Figure scripts:
↓↓↓

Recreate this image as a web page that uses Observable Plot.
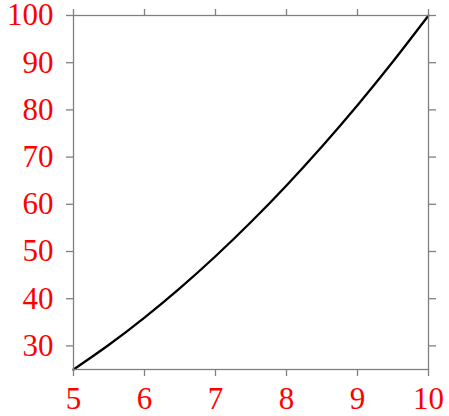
<!DOCTYPE html>
<html>
<head>
<meta charset="utf-8">
<script src="https://cdn.jsdelivr.net/npm/d3@7"></script>
<script src="https://cdn.jsdelivr.net/npm/@observablehq/plot@0.6"></script>
<style>
  html, body { margin: 0; padding: 0; background: #fff; }
  svg { overflow: visible; }
</style>
</head>
<body>
<div id="chart"></div>
<script>
const xValues = [5, 5.5, 6, 6.5, 7, 7.5, 8, 8.5, 9, 9.5, 10];
const yValues = [25, 30.25, 36, 42.25, 49, 56.25, 64, 72.25, 81, 90.25, 100];
const xTicks = [5, 6, 7, 8, 9, 10];
const yTicks = [30, 40, 50, 60, 70, 80, 90, 100];

const data = xValues.map((x, i) => ({x, y: yValues[i]}));
const axisGray = "#808080";
const labelRed = "#ff0000";

const chart = Plot.plot({
  width: 449,
  height: 416,
  marginLeft: 73,
  marginTop: 15,
  marginRight: 21,
  marginBottom: 47,
  style: {fontFamily: "'Liberation Serif', serif", fontSize: "31px", background: "#fff", overflow: "visible"},
  x: {domain: [5, 10]},
  y: {domain: [25, 100]},
  marks: [
    Plot.line(data, {x: "x", y: "y", stroke: "black", strokeWidth: 2.3, curve: "natural"}),
    Plot.frame({stroke: axisGray, strokeWidth: 1.3}),
    Plot.axisX(xTicks, {anchor: "bottom", label: null, tickSize: 7, tickPadding: 10, stroke: axisGray, strokeWidth: 1.3, fill: labelRed}),
    Plot.axisX(xTicks, {anchor: "top", label: null, tickSize: 7, tickFormat: () => "", stroke: axisGray, strokeWidth: 1.3}),
    Plot.axisY(yTicks, {anchor: "left", label: null, tickSize: 7, tickPadding: 13, stroke: axisGray, strokeWidth: 1.3, fill: labelRed}),
    Plot.axisY(yTicks, {anchor: "right", label: null, tickSize: 7, tickFormat: () => "", stroke: axisGray, strokeWidth: 1.3})
  ]
});
document.getElementById("chart").appendChild(chart);
</script>
</body>
</html>
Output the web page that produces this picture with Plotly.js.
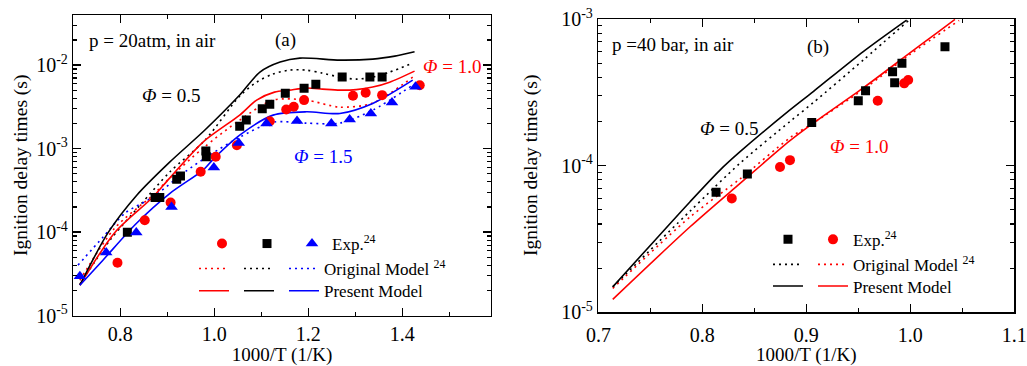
<!DOCTYPE html>
<html><head><meta charset="utf-8">
<script src="https://cdn.plot.ly/plotly-3.0.1.min.js"></script>
<style>html,body{margin:0;padding:0;background:#fff}#chart{width:1027px;height:366px}</style>
</head><body><div id="chart"></div>
<script>
// ---------- Panel (a): p = 20 atm, in air ----------
const aExpX05 = [0.815, 0.874, 0.884, 0.920, 0.928, 0.982, 0.983, 1.054, 1.068, 1.102, 1.118, 1.151, 1.191, 1.216, 1.272, 1.331, 1.357];
const aExpY05 = [1.0e-4, 2.6e-4, 2.6e-4, 4.3e-4, 4.7e-4, 9.4e-4, 8.0e-4, 1.86e-3, 2.2e-3, 3.0e-3, 3.4e-3, 4.6e-3, 5.3e-3, 5.9e-3, 7.2e-3, 7.2e-3, 7.2e-3];
const aExpX10 = [0.794, 0.852, 0.907, 0.971, 1.003, 1.048, 1.118, 1.153, 1.169, 1.191, 1.295, 1.322, 1.357, 1.437];
const aExpY10 = [4.3e-5, 1.39e-4, 2.27e-4, 5.3e-4, 8.0e-4, 1.10e-3, 2.13e-3, 2.94e-3, 3.17e-3, 3.81e-3, 4.29e-3, 4.66e-3, 4.37e-3, 5.75e-3];
const aExpX15 = [0.714, 0.770, 0.834, 0.909, 0.999, 1.052, 1.111, 1.176, 1.249, 1.288, 1.333, 1.378, 1.428];
const aExpY15 = [2.97e-5, 5.7e-5, 9.9e-5, 2.0e-4, 5.96e-4, 1.17e-3, 2.0e-3, 2.15e-3, 2.0e-3, 2.24e-3, 2.64e-3, 3.57e-3, 5.5e-3];

const aPresX05 = [0.714, 0.774, 0.835, 0.905, 0.980, 1.054, 1.097, 1.140, 1.182, 1.267, 1.337, 1.384, 1.426];
const aPresY05 = [2.32e-5, 9.86e-5, 2.77e-4, 6.89e-4, 1.67e-3, 4.38e-3, 8.24e-3, 1.087e-2, 1.213e-2, 1.148e-2, 1.180e-2, 1.282e-2, 1.442e-2];
const aOrigX05 = [0.714, 0.778, 0.842, 0.905, 0.980, 1.054, 1.090, 1.124, 1.160, 1.196, 1.230, 1.267, 1.302, 1.337, 1.373, 1.422];
const aOrigY05 = [2.38e-5, 8.02e-5, 2.10e-4, 5.24e-4, 1.26e-3, 4.26e-3, 6.25e-3, 7.80e-3, 8.71e-3, 8.71e-3, 8.02e-3, 7.18e-3, 6.79e-3, 7.18e-3, 8.24e-3, 1.057e-2];
const aPresX10 = [0.714, 0.788, 0.869, 0.905, 0.976, 1.054, 1.090, 1.128, 1.160, 1.196, 1.230, 1.267, 1.302, 1.337, 1.373, 1.426];
const aPresY10 = [2.32e-5, 9.86e-5, 2.62e-4, 4.44e-4, 1.20e-3, 2.52e-3, 3.81e-3, 4.75e-3, 5.02e-3, 5.31e-3, 5.16e-3, 5.02e-3, 5.09e-3, 5.46e-3, 6.25e-3, 8.47e-3];
const aOrigX10 = [0.714, 0.788, 0.869, 0.905, 0.976, 1.054, 1.125, 1.196, 1.267, 1.337, 1.422];
const aOrigY10 = [2.66e-5, 1.117e-4, 2.77e-4, 4.44e-4, 1.014e-3, 2.19e-3, 3.81e-3, 3.81e-3, 3.14e-3, 3.51e-3, 7.18e-3];
const aPresX15 = [0.714, 0.763, 0.834, 0.905, 0.976, 0.999, 1.054, 1.125, 1.196, 1.267, 1.337, 1.422];
const aPresY15 = [2.32e-5, 4.62e-5, 1.27e-4, 2.90e-4, 5.53e-4, 7.6e-4, 1.45e-3, 2.52e-3, 2.76e-3, 2.64e-3, 3.48e-3, 6.61e-3];
const aOrigX15 = [0.710, 0.763, 0.810, 0.869, 0.937, 0.990, 1.054, 1.125, 1.196, 1.267, 1.337, 1.422];
const aOrigY15 = [4.03e-5, 8.71e-5, 1.69e-4, 2.62e-4, 5.24e-4, 8.36e-4, 1.37e-3, 2.07e-3, 2.02e-3, 2.02e-3, 2.89e-3, 5.75e-3];
const aYTickVals = [1e-5, 1e-4, 1e-3, 1e-2];
const aYTickText = ['10<sup>-5</sup>', '10<sup>-4</sup>', '10<sup>-3</sup>', '10<sup>-2</sup>'];

// ---------- Panel (b): p = 40 bar, in air ----------
const bExpX05 = [0.8132, 0.8433, 0.9052, 0.950, 0.957, 0.983, 0.985, 0.992, 1.0334];
const bExpY05 = [6.58e-5, 8.77e-5, 1.97e-4, 2.77e-4, 3.24e-4, 4.37e-4, 3.67e-4, 4.99e-4, 6.47e-4];
const bExpX10 = [0.8283, 0.8747, 0.8843, 0.9687, 0.9942, 0.998];
const bExpY10 = [5.98e-5, 9.8e-5, 1.09e-4, 2.77e-4, 3.64e-4, 3.84e-4];

const bPresX05 = [0.7138, 0.7882, 0.817, 0.8363, 0.8843, 0.9067, 0.9548, 0.9965];
const bPresY05 = [1.49e-5, 5.68e-5, 9.33e-5, 1.245e-4, 2.40e-4, 3.20e-4, 6.00e-4, 9.84e-4];
const bOrigX05 = [0.7138, 0.7882, 0.8363, 0.8843, 0.9067, 0.9548, 1.0];
const bOrigY05 = [1.49e-5, 4.90e-5, 1.04e-4, 2.0e-4, 2.69e-4, 5.25e-4, 1.0e-3];
const bPresX10 = [0.7138, 0.7882, 0.8363, 0.8843, 0.9067, 0.9548, 1.0, 1.027, 1.043];
const bPresY10 = [1.225e-5, 3.83e-5, 7.57e-5, 1.48e-4, 1.95e-4, 3.39e-4, 5.89e-4, 8.17e-4, 9.93e-4];
const bOrigX10 = [0.7138, 0.7882, 0.8363, 0.8843, 0.9067, 0.9548, 1.0, 1.047];
const bOrigY10 = [1.456e-5, 4.47e-5, 8.13e-5, 1.55e-4, 1.95e-4, 3.31e-4, 5.75e-4, 9.77e-4];
const bYTickVals = [1e-5, 1e-4, 1e-3];
const bYTickText = ['10<sup>-5</sup>', '10<sup>-4</sup>', '10<sup>-3</sup>'];

const RED = '#ff0000', BLUE = '#0000ff', BLACK = '#000000';
const FONT = 'Liberation Serif, Times New Roman, serif';
const DOT = '2px,4px';
const Y_TITLE = 'Ignition delay times (s)';
const X_TITLE = '1000/T (1/K)';

function line(x, y, color, dash, xa, ya, leg, name) {
  return {x, y, xaxis: xa, yaxis: ya, type: 'scatter', mode: 'lines',
    line: {color, width: 1.6, dash, shape: 'spline', smoothing: 0.8},
    legend: leg, name: name, showlegend: true, hoverinfo: 'skip'};
}
function pts(x, y, color, symbol, size, xa, ya, leg, name) {
  return {x, y, xaxis: xa, yaxis: ya, type: 'scatter', mode: 'markers',
    marker: {color, symbol, size, line: {width: 0}},
    legend: leg, name: name, showlegend: true, hoverinfo: 'skip'};
}

const data = [
  // (a) lines
  line(aOrigX10, aOrigY10, RED, DOT, 'x', 'y', 'legend2', ''),
  line(aOrigX05, aOrigY05, BLACK, DOT, 'x', 'y', 'legend2', ''),
  line(aOrigX15, aOrigY15, BLUE, DOT, 'x', 'y', 'legend2', 'Original Model <sup>24</sup>'),
  line(aPresX10, aPresY10, RED, 'solid', 'x', 'y', 'legend3', ''),
  line(aPresX05, aPresY05, BLACK, 'solid', 'x', 'y', 'legend3', ''),
  line(aPresX15, aPresY15, BLUE, 'solid', 'x', 'y', 'legend3', 'Present Model'),
  // (a) experiments
  pts(aExpX10, aExpY10, RED, 'circle', 10, 'x', 'y', 'legend', ''),
  pts(aExpX05, aExpY05, BLACK, 'square', 9, 'x', 'y', 'legend', ''),
  pts(aExpX15, aExpY15, BLUE, 'triangle-up', 11, 'x', 'y', 'legend', 'Exp.<sup>24</sup>'),
  // (b) lines
  line(bOrigX05, bOrigY05, BLACK, DOT, 'x2', 'y2', 'legend5', ''),
  line(bOrigX10, bOrigY10, RED, DOT, 'x2', 'y2', 'legend5', 'Original Model <sup>24</sup>'),
  line(bPresX05, bPresY05, BLACK, 'solid', 'x2', 'y2', 'legend6', ''),
  line(bPresX10, bPresY10, RED, 'solid', 'x2', 'y2', 'legend6', 'Present Model'),
  // (b) experiments
  pts(bExpX05, bExpY05, BLACK, 'square', 9, 'x2', 'y2', 'legend4', ''),
  pts(bExpX10, bExpY10, RED, 'circle', 10, 'x2', 'y2', 'legend4', 'Exp.<sup>24</sup>')
];

const W = 1027, H = 366;
function px(v) { return v / W; }
function py(v) { return (H - v) / H; }

const tickFont = {family: FONT, size: 20, color: '#000'};
const titleFont = {family: FONT, size: 19, color: '#000'};
function xAxis(domain, range, dtick, minorDtick, anchor, standoff, labelStandoff) {
  return {domain, range, anchor, type: 'linear', dtick, tick0: 0, tickformat: '.1f',
    ticks: 'inside', ticklen: 8, tickwidth: 1.4, tickcolor: '#000',
    minor: {ticks: 'inside', ticklen: 4, tickwidth: 1.2, dtick: minorDtick, tick0: 0, tickcolor: '#000'},
    showline: true, linecolor: '#000', linewidth: 1.5, mirror: 'allticks',
    showgrid: false, zeroline: false, tickfont: tickFont, ticklabelstandoff: labelStandoff,
    title: {text: X_TITLE, font: titleFont, standoff: standoff}};
}
function yAxis(domain, range, anchor, tickvals, ticktext) {
  return {domain, range, anchor, type: 'log', tickmode: 'array', tickvals, ticktext,
    ticks: 'inside', ticklen: 8, tickwidth: 1.4, tickcolor: '#000',
    minor: {tickmode: 'linear', ticks: 'inside', ticklen: 4, tickwidth: 1.2, dtick: 'D1', tickcolor: '#000'},
    showline: true, linecolor: '#000', linewidth: 1.5, mirror: 'allticks',
    showgrid: false, zeroline: false, tickfont: tickFont};
}

const legFont = {family: FONT, size: 17, color: '#000'};
function leg(left, center) {
  return {orientation: 'h', x: px(left), xanchor: 'left', y: py(center - 17.5), yanchor: 'top',
    bgcolor: 'rgba(0,0,0,0)', borderwidth: 0, font: legFont,
    itemclick: false, itemdoubleclick: false};
}

const annFont = {family: FONT, size: 19, color: '#000'};
function ann(text, x, y, xref, yref, color, xanchor) {
  return {text, x, y, xref, yref, showarrow: false, xanchor: xanchor || 'center', yanchor: 'middle',
    font: Object.assign({}, annFont, {color: color || '#000'})};
}
function yTitle(xPix, yPix) {
  return {text: Y_TITLE, x: px(xPix), y: py(yPix), xref: 'paper', yref: 'paper', showarrow: false,
    textangle: -90, xanchor: 'center', yanchor: 'middle', font: Object.assign({}, titleFont, {size: 19.5})};
}

const layout = {
  width: W, height: H, margin: {l: 0, r: 0, t: 0, b: 0},
  paper_bgcolor: '#fff', plot_bgcolor: '#fff', showlegend: true,
  font: {family: FONT, color: '#000'},
  xaxis: xAxis([px(73.3), px(490.7)], [0.70, 1.588], 0.2, 0.1, 'y', 4, 0),
  yaxis: yAxis([py(315.7), py(15)], [-5, -1.40], 'x', aYTickVals, aYTickText),
  xaxis2: xAxis([px(598.3), px(1014.3)], [0.6999, 1.1001], 0.1, 0.05, 'y2', 9, 4),
  yaxis2: yAxis([py(312.3), py(19)], [-5, -3], 'x2', bYTickVals, bYTickText),
  legend: leg(202, 243.5),
  legend2: leg(194, 268.5),
  legend3: leg(194, 290.7),
  legend4: leg(768, 239.3),
  legend5: leg(768, 264.3),
  legend6: leg(768, 286),
  annotations: [
    yTitle(21, 166),
    yTitle(531, 166),
    ann('p = 20atm, in air', 0.7285, -1.70, 'x', 'y', '#000', 'left'),
    ann('(a)', 1.152, -1.70, 'x', 'y'),
    ann('<i>Φ</i> = 0.5', 0.9075, -2.359, 'x', 'y', BLACK),
    ann('<i>Φ</i> = 1.0', 1.5066, -2.020, 'x', 'y', RED),
    ann('<i>Φ</i> = 1.5', 1.2303, -3.098, 'x', 'y', BLUE),
    ann('p =40 bar, in air', 0.7113, -3.177, 'x2', 'y2', '#000', 'left'),
    ann('(b)', 0.9112, -3.189, 'x2', 'y2'),
    ann('<i>Φ</i> = 0.5', 0.8257, -3.744, 'x2', 'y2', BLACK),
    ann('<i>Φ</i> = 1.0', 0.9507, -3.871, 'x2', 'y2', RED)
  ]
};

Plotly.newPlot('chart', data, layout, {staticPlot: true, displayModeBar: false});
</script>
</body></html>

↑↑↑

(Stated task) Identify and extract each line of the listing that contains "this".

(Response)
Recreate this image as a web page that uses Observable Plot.
Output the web page that produces this picture with Plotly.js.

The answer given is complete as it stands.